Written request:
From the listing below, restate word for word the lines from the line containing "Convert this diagram to TikZ code." down through the line containing "minimum width=3.51cm, minimum". Exclude pictures.

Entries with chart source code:
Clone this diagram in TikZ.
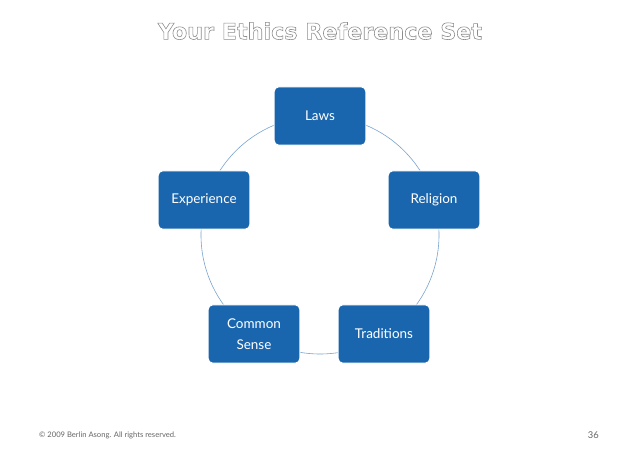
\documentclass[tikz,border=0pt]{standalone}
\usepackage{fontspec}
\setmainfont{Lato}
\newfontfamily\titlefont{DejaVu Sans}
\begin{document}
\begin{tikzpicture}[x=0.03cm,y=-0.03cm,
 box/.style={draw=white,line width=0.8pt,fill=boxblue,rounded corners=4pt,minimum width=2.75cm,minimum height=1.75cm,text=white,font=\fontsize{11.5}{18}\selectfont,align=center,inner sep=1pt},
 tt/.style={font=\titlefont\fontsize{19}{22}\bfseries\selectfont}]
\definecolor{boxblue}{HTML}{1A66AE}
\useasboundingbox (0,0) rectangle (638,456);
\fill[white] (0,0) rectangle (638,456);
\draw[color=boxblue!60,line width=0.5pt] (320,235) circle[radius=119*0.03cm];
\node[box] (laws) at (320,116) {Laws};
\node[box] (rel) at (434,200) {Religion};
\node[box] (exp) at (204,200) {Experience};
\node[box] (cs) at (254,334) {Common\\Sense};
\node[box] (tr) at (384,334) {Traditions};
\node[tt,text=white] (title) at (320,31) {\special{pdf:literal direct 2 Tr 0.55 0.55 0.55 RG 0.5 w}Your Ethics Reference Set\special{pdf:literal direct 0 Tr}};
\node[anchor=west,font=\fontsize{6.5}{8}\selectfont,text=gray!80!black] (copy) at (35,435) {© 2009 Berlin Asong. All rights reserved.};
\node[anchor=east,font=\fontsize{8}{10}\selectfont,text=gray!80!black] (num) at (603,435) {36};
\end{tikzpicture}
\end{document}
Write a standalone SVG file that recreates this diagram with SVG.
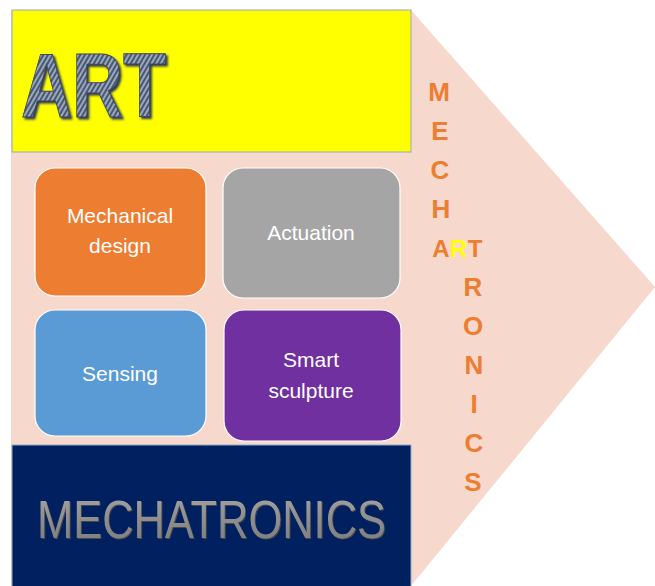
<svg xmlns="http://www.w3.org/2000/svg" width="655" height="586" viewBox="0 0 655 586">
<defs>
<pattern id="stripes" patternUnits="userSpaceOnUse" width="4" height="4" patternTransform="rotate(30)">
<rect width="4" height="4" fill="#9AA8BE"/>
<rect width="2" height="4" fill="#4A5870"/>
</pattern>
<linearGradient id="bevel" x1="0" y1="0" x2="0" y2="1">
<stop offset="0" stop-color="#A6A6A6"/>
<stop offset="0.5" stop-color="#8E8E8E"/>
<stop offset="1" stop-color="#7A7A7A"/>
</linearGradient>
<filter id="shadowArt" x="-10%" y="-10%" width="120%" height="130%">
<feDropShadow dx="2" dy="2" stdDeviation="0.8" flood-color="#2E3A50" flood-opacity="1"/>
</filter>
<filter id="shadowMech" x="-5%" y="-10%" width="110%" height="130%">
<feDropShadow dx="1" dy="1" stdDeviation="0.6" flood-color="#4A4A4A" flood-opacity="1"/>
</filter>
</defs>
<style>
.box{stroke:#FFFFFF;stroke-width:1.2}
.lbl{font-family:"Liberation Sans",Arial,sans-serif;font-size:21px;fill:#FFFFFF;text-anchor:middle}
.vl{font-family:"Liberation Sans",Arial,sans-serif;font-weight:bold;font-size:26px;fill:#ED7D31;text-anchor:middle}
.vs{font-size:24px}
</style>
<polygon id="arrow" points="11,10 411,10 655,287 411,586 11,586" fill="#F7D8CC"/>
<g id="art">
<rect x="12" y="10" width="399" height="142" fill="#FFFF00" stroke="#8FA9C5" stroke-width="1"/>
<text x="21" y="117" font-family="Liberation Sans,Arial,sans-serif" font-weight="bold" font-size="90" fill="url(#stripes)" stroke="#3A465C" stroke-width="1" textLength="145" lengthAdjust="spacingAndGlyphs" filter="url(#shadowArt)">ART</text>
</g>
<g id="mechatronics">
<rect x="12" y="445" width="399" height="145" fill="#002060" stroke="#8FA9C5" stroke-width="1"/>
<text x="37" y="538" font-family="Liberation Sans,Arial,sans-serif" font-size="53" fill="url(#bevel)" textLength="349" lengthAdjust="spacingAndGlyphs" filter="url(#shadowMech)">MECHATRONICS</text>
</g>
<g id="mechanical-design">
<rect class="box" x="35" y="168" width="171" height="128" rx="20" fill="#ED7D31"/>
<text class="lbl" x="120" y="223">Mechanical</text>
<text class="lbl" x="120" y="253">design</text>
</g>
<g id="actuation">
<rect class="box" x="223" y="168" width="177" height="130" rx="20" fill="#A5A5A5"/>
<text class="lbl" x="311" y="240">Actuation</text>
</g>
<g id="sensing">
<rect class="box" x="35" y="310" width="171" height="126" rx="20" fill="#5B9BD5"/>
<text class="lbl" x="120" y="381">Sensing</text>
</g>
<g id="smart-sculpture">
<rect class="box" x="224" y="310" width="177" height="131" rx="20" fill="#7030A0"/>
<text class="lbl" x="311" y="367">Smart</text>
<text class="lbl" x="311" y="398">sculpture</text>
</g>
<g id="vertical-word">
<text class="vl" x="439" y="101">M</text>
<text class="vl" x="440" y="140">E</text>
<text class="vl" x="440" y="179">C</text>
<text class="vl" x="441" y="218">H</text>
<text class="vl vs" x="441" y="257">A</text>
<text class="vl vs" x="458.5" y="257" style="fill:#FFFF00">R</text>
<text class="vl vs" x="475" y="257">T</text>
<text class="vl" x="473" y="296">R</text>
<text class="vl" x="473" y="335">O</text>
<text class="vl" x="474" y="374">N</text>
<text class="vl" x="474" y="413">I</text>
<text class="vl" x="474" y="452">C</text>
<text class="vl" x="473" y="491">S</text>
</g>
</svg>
---
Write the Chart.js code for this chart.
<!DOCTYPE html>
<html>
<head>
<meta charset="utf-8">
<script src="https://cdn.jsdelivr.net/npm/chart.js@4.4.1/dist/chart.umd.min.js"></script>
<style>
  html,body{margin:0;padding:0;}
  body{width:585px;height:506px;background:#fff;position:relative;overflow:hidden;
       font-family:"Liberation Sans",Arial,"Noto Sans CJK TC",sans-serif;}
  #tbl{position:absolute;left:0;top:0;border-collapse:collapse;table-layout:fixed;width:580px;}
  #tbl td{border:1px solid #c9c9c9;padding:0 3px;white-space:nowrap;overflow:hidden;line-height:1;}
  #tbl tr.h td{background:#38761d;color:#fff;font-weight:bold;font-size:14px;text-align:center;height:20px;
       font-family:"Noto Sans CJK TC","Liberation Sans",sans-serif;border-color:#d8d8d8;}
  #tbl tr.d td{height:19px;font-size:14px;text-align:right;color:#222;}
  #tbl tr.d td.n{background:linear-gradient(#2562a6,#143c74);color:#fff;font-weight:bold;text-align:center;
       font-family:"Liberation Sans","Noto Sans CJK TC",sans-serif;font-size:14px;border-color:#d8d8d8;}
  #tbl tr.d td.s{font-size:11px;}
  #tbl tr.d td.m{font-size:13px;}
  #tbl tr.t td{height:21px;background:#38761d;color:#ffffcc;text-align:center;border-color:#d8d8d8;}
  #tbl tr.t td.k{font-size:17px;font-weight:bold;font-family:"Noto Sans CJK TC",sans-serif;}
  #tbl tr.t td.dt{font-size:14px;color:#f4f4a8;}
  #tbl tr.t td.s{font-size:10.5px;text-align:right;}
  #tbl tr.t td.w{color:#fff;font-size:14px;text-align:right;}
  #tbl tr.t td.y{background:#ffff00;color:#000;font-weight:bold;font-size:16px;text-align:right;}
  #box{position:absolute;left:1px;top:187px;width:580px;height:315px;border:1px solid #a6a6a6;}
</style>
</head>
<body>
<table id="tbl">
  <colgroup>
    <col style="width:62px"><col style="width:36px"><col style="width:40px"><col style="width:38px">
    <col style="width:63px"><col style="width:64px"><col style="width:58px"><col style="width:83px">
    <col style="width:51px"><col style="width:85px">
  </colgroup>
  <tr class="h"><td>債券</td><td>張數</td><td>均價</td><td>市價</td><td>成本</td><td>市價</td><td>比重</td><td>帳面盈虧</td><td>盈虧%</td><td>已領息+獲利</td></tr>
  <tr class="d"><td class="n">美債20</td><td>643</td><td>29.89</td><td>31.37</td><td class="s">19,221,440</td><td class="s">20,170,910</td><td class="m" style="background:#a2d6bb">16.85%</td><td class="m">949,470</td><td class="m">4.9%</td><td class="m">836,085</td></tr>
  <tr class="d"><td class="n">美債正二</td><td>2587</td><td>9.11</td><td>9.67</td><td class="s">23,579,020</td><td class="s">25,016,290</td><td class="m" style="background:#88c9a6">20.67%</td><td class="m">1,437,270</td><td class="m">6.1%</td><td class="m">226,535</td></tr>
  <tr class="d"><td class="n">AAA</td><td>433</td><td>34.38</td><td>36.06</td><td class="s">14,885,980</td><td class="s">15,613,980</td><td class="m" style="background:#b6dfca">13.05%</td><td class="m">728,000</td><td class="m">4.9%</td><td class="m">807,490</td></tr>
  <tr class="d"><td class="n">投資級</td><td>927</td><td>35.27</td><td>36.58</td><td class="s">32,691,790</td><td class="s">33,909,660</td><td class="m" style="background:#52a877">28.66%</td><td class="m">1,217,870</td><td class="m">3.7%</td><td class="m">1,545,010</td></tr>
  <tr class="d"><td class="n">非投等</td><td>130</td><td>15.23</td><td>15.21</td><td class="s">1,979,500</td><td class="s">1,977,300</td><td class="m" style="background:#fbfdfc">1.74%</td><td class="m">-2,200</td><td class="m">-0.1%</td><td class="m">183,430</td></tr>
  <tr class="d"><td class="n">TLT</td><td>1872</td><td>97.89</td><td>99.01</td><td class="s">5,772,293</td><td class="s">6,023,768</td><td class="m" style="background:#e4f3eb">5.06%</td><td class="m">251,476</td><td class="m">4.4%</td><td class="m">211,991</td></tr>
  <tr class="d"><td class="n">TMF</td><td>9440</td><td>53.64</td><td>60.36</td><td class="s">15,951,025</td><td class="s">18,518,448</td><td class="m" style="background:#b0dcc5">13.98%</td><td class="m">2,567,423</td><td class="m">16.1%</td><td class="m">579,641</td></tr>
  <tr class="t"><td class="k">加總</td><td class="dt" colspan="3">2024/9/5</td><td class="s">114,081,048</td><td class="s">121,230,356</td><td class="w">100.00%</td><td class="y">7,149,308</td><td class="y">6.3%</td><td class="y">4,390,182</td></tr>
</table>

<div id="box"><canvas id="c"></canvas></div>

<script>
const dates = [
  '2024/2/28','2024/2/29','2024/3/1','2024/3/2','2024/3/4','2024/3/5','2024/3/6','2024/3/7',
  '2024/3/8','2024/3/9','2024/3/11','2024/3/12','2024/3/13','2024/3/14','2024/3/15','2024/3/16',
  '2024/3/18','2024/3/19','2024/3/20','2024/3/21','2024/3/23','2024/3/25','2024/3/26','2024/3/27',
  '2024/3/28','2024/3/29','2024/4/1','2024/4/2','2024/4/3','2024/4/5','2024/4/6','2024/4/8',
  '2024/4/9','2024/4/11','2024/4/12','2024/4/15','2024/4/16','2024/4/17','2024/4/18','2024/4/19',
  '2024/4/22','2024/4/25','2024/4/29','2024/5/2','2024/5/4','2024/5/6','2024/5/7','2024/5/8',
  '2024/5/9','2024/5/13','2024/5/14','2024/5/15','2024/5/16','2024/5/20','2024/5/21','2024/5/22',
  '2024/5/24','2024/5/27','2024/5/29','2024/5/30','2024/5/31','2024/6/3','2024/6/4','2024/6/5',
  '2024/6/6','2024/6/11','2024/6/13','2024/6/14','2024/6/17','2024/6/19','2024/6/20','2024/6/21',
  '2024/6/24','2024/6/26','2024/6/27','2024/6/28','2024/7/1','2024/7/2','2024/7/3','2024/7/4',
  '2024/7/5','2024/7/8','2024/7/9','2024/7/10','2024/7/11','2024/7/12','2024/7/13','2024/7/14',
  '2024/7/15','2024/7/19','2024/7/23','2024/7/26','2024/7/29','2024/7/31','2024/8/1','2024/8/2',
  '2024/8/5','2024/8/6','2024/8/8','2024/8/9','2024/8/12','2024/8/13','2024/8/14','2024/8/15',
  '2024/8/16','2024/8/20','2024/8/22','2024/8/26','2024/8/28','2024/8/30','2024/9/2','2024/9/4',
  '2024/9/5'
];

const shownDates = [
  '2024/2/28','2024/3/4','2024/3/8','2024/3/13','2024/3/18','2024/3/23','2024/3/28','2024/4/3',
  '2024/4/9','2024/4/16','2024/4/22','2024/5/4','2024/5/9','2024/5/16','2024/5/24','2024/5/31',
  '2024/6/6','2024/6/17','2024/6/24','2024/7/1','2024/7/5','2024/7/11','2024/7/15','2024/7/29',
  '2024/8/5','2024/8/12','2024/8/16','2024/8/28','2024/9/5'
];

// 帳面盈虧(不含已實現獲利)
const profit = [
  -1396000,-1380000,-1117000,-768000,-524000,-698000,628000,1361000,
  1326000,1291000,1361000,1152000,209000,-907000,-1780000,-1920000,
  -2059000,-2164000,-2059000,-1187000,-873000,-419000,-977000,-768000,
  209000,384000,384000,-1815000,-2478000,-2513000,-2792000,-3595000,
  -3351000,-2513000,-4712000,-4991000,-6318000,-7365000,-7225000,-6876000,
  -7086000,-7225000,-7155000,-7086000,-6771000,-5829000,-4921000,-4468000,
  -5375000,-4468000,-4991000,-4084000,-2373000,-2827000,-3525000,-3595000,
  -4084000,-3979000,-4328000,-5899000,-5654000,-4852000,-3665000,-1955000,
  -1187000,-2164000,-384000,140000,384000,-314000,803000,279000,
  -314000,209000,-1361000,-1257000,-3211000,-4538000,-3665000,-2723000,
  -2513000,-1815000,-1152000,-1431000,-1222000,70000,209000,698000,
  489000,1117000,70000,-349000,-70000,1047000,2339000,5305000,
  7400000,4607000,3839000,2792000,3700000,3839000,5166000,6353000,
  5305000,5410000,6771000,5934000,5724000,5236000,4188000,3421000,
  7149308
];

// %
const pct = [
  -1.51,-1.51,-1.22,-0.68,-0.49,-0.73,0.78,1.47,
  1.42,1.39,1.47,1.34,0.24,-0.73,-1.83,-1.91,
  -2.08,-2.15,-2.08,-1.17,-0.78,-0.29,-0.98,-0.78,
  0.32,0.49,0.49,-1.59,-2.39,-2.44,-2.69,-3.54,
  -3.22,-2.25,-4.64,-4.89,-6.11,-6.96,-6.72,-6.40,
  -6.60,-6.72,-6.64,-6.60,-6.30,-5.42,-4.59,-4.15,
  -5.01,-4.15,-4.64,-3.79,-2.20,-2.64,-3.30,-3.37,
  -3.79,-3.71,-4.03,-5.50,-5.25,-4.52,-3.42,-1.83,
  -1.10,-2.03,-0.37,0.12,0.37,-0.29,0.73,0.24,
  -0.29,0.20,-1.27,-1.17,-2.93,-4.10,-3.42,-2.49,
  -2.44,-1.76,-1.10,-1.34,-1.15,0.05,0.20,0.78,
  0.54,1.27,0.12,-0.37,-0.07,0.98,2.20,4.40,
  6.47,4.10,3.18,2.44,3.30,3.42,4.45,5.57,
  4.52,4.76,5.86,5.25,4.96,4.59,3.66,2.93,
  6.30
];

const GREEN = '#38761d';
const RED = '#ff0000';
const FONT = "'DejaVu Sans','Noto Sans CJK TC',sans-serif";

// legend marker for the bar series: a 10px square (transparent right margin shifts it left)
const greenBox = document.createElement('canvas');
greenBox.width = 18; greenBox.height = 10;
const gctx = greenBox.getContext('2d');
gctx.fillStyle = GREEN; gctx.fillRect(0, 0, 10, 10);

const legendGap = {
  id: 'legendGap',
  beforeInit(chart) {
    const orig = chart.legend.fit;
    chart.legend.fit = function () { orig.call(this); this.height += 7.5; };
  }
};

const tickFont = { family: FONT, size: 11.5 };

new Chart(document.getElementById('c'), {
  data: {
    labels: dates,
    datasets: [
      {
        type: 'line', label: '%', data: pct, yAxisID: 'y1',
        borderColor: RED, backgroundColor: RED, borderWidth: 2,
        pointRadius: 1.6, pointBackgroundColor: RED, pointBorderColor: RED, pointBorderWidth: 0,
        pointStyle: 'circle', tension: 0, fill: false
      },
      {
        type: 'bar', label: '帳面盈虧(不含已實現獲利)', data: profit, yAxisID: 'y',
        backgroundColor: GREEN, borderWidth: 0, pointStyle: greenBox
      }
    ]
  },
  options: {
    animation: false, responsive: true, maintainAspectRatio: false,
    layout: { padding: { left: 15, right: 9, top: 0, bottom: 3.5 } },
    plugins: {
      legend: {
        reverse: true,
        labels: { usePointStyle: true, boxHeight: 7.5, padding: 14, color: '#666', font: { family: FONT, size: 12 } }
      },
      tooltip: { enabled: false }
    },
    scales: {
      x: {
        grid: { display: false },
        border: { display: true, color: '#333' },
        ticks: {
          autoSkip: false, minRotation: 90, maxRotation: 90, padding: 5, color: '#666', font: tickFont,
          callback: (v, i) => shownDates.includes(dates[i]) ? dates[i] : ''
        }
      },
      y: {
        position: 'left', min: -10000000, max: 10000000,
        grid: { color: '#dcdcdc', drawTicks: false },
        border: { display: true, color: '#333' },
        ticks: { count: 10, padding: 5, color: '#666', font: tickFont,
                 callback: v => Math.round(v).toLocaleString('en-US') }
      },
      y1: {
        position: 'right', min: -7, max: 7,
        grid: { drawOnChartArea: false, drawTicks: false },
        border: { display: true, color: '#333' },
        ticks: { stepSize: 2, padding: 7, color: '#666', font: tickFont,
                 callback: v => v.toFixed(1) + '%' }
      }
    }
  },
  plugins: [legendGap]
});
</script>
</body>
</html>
--
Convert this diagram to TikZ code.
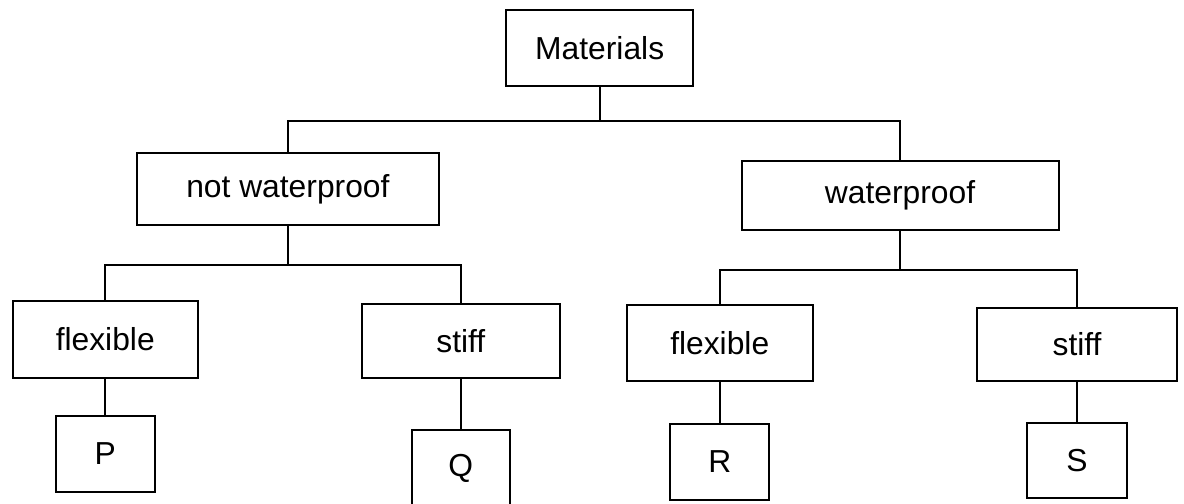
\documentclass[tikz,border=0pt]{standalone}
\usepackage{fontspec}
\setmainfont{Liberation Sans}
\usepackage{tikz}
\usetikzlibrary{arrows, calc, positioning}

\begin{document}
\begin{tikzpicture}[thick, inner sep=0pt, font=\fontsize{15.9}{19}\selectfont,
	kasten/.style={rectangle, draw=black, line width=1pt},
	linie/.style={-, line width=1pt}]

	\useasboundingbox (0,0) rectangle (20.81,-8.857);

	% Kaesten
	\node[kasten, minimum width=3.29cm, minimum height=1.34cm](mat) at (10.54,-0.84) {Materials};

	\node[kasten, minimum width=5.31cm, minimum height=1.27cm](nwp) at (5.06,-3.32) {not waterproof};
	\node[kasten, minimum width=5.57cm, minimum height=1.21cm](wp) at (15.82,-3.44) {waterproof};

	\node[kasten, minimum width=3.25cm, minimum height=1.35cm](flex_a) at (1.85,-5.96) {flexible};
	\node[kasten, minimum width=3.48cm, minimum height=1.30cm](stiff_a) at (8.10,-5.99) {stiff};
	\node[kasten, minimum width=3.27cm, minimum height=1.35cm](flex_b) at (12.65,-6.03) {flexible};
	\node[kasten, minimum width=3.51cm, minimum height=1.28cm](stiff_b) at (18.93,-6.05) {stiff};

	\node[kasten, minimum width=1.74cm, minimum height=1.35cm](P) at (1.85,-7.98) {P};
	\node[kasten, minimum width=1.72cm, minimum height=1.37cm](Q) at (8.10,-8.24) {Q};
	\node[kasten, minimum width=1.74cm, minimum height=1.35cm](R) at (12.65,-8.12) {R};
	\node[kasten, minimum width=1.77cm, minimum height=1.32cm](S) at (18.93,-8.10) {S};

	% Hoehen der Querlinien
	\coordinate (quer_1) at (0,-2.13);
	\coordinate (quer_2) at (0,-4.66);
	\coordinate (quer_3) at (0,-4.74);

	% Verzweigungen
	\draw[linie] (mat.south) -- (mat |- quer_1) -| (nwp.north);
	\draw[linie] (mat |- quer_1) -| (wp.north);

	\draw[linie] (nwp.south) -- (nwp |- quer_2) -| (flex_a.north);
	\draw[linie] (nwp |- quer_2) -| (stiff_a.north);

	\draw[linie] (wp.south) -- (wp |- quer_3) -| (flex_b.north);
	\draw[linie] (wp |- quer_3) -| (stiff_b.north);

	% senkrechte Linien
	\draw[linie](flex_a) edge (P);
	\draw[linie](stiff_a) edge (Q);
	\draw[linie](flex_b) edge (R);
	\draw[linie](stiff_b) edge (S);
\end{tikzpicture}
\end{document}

Solved problem:
Convert this diagram to TikZ code.
\documentclass[tikz,border=0pt]{standalone}
\usepackage{fontspec}
\setmainfont{Liberation Sans}
\usepackage{tikz}
\usetikzlibrary{arrows, calc, positioning}

\begin{document}
\begin{tikzpicture}[thick, inner sep=0pt, font=\fontsize{15.9}{19}\selectfont,
	kasten/.style={rectangle, draw=black, line width=1pt},
	linie/.style={-, line width=1pt}]

	\useasboundingbox (0,0) rectangle (20.81,-8.857);

	% Kaesten
	\node[kasten, minimum width=3.29cm, minimum height=1.34cm](mat) at (10.54,-0.84) {Materials};

	\node[kasten, minimum width=5.31cm, minimum height=1.27cm](nwp) at (5.06,-3.32) {not waterproof};
	\node[kasten, minimum width=5.57cm, minimum height=1.21cm](wp) at (15.82,-3.44) {waterproof};

	\node[kasten, minimum width=3.25cm, minimum height=1.35cm](flex_a) at (1.85,-5.96) {flexible};
	\node[kasten, minimum width=3.48cm, minimum height=1.30cm](stiff_a) at (8.10,-5.99) {stiff};
	\node[kasten, minimum width=3.27cm, minimum height=1.35cm](flex_b) at (12.65,-6.03) {flexible};
	\node[kasten, minimum width=3.51cm, minimum height=1.28cm](stiff_b) at (18.93,-6.05) {stiff};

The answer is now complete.